● EXERCISE OBJECTIVE:
Pictures stay out. Extract the lines below from the first one through the line with "label_radii = [218, 212, 210, 207]", both included.

● INFORMATION SHOWN:
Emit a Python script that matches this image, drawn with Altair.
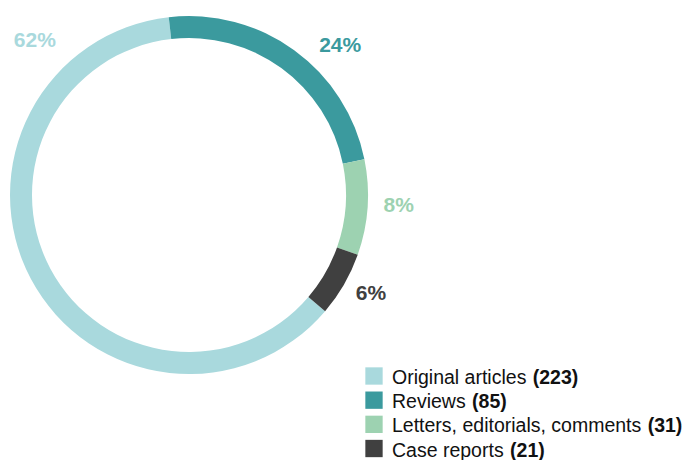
import math
import altair as alt
import pandas as pd

# ---- data ----
categories = ["Original articles", "Reviews", "Letters, editorials, comments", "Case reports"]
counts = [223, 85, 31, 21]
percent_labels = ["62%", "24%", "8%", "6%"]
colors = ["#a9d9dd", "#3b9a9e", "#9dd2b1", "#404040"]
ring_order = [3, 0, 1, 2]          # clockwise drawing order of the ring
label_angles_deg = [-45, 45.5, 93, 118.5]
label_radii = [218, 212, 210, 207]

# ---- layout ----
CX, CY = 181, 187
R_OUT, R_IN = 179, 157
START = math.radians(-6.5)
FONT = "Liberation Sans"
LEG_FS = 19.5
LEG_X_SQ = 366
LEG_X_TXT = 384

ARIAL = {' ': 278, 'O': 778, 'r': 333, 'i': 222, 'g': 556, 'n': 556, 'a': 556, 'l': 222,
         't': 278, 'c': 500, 'e': 556, 's': 500, 'R': 722, 'v': 500, 'w': 722, 'L': 556,
         ',': 278, 'd': 556, 'o': 556, 'm': 833, 'C': 722, 'p': 556}


def text_width(s, size):
    return sum(ARIAL.get(ch, 556) for ch in s) * size / 1000.0


df = pd.DataFrame({
    "category": categories,
    "count": counts,
    "pct": percent_labels,
    "ring_order": ring_order,
    "label_theta": [math.radians(a) for a in label_angles_deg],
    "label_r": label_radii,
    "row": list(range(len(categories))),
})
df["normal"] = [c + " " for c in categories]
df["bold"] = [f"({n})" for n in counts]
df["bold_x"] = [LEG_X_TXT + text_width(c + " ", LEG_FS) + 1 for c in categories]

color_scale = alt.Scale(domain=categories, range=colors)
row_y = alt.Y("row:Q", scale=alt.Scale(domain=[0, 3], range=[368, 440.5]), axis=None)

base = alt.Chart(df)

ring = base.mark_arc(outerRadius=R_OUT, innerRadius=R_IN).encode(
    theta=alt.Theta("count:Q", stack=True,
                    scale=alt.Scale(range=[START, START + 2 * math.pi])),
    color=alt.Color("category:N", scale=color_scale, legend=None),
    order=alt.Order("ring_order:Q"),
    x=alt.value(CX),
    y=alt.value(CY),
)

pct = base.mark_text(font=FONT, fontSize=21, fontWeight="bold",
                     align="center", baseline="middle").encode(
    theta=alt.Theta("label_theta:Q", scale=None),
    radius=alt.Radius("label_r:Q", scale=None),
    text="pct:N",
    color=alt.Color("category:N", scale=color_scale, legend=None),
    x=alt.value(CX),
    y=alt.value(CY),
)

squares = base.mark_square(size=300, opacity=1, filled=True).encode(
    x=alt.value(LEG_X_SQ),
    y=row_y,
    color=alt.Color("category:N", scale=color_scale, legend=None),
)

leg_normal = base.mark_text(font=FONT, fontSize=LEG_FS, align="left",
                            baseline="alphabetic", dy=8, color="#111111").encode(
    x=alt.value(LEG_X_TXT),
    y=row_y,
    text="normal:N",
)

leg_bold = base.mark_text(font=FONT, fontSize=LEG_FS, fontWeight="bold", align="left",
                          baseline="alphabetic", dy=8, color="#111111").encode(
    x=alt.X("bold_x:Q", scale=None),
    y=row_y,
    text="bold:N",
)

chart = alt.layer(ring, pct, squares, leg_normal, leg_bold).resolve_scale(
    theta="independent", radius="independent"
).properties(
    width=676, height=452,
    autosize=alt.AutoSizeParams(type="none"),
    padding=0,
    background="white",
).configure_view(stroke=None)

chart.save("out.html", embed_options={"renderer": "svg", "actions": False})
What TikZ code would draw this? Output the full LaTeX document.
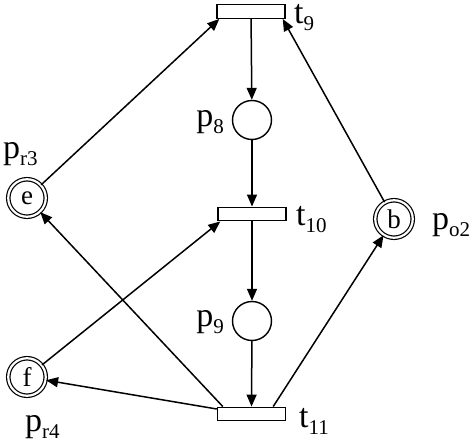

● SOLUTION FOR THIS TASK:
Emit a Python script that matches this image, drawn with Altair.
import math
import altair as alt
import pandas as pd

# ---- data ----
categories = ["Original articles", "Reviews", "Letters, editorials, comments", "Case reports"]
counts = [223, 85, 31, 21]
percent_labels = ["62%", "24%", "8%", "6%"]
colors = ["#a9d9dd", "#3b9a9e", "#9dd2b1", "#404040"]
ring_order = [3, 0, 1, 2]          # clockwise drawing order of the ring
label_angles_deg = [-45, 45.5, 93, 118.5]
label_radii = [218, 212, 210, 207]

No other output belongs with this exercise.